自分も行く。私は、ネタがあればどこへでも飛んで行くハゲタカよ。ニューヨークにはこのこの母親がいると言うので、思わずそんな涼子の頬をビンタしたフミヤは、止めろ!お星様に会ってどうするんだ!と、ママは死んだと信じているカーリーの前で不用意な発言をする涼子を諌める。

カーリーと飛行機に乗り込むフミヤの後ろ姿を、涼子はたくまし気に見送る。

ニューヨーク行きの飛行機が飛ぶ。

「愛と哀しみのラストショー」の曲が重なる。

ニューヨークに到着したフミヤとカーリーは、霊柩車の後をタクシーで追い、とある教会まで来る。

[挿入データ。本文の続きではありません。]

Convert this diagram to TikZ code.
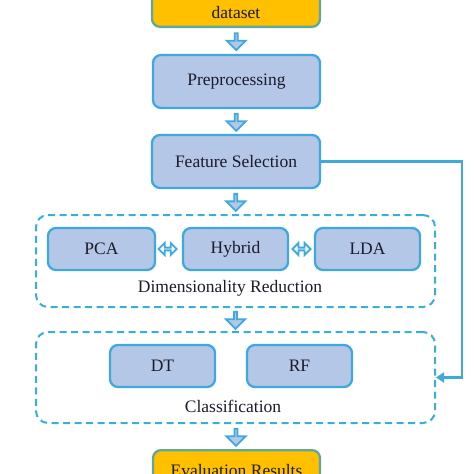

そこには、エルウィット牧師と亡くなったマイルスの友人たちが待ち構えており、霊柩車の仲の棺を教会の中に運び入れる。

フミヤは、自分が完成させたマイルスの曲の楽譜をカーリーに手渡すと、カーリーはそれを牧師に渡す。

エルウィット牧師は、一緒に埋葬すると約束してくれる。

その後、フミヤとカーリーは、ニューヨークの街を歩いてみる。

「悲しみよ腕の中へ」の曲が重なる。

食事の後、馬車に乗ってみた2人は、セントラルパークで休憩する。

ブルックリン橋の袂で、日本に残して来た愛犬の事を案じているようだったカーリーに、アンは大丈夫だよ。下の管理人さんは親切だからとフミヤは優しく語りかけてやる。

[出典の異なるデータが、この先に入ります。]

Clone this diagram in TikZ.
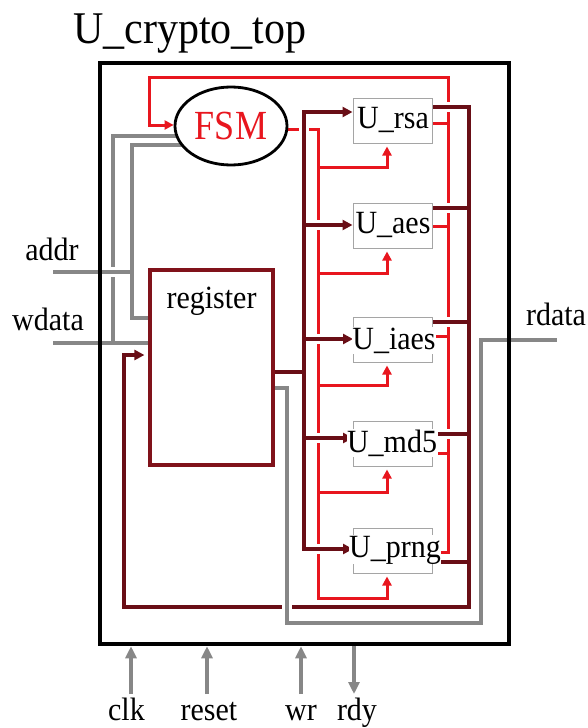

着替え終わり、再び教会へ戻ったフミヤとカーリーは、ポール・ジェラミー・マイルスの葬式に参加する。

エルウィット牧師は、神に召されたマイルの魂に捧げる黒人霊歌を歌い始める。

参加者たちもそれに加わる。

あまりに美しいソウルにフミヤは聞き惚れる。

気がつくと、入口の所にチャッカーズのメンバーたちも来ていた。

きっと寺西マネージャーが知らせたのだろう。

やがて、歌が終わり、葬儀を終えようとしていた時、1人の黒人女性が入って来る。

その顔を観たフミヤは、カーリーのママ、マイルスの元妻である事に気づく。

ママは、棺桶の中の元夫の顔を見つめると、その場で見事な歌を歌い始める。

歌い終わったママは、カーリーに目を合わせる事なく帰って行く。

最後に、エルウィット牧師は、フミヤ、シングソング お願い…と声をかけて来る。

遺品とした預けた楽譜のメロディをオルガン弾きが引き出す。

チャッカーズは全員立ち上がり、新曲の「SONG FOR U・S・A」を披露する。

帰ったと思っていたママも、そっと入口の所かな中を覗いていた。

葬儀の後、ニューヨークの片隅の小さな公園に佇むママ

フミヤとカーリーは、ヘリに乗って、ニューヨークを空から観る事にする。

エンパイアステートビルや、世界貿易センタービル、自由の女神像、国連ビルなどが見える。

フミヤはカーリーに、チャッカーズと一緒に日本に帰ろうと囁きかける。

ニューヨークの空撮

ファンの歓声が聞こえて来た。

東京の空撮

屋外プールでのコンサートで、チャッカーズは、新曲「SONG FOR U・S・A」を歌っていた。

満員の観客席の一番前に、寺西マネージャーと並んで、愛犬アンを抱いたカーリーもステージを観ていた。

会場の隅では、涼子も嬉しそうにチェッカーズの姿を見つめていた。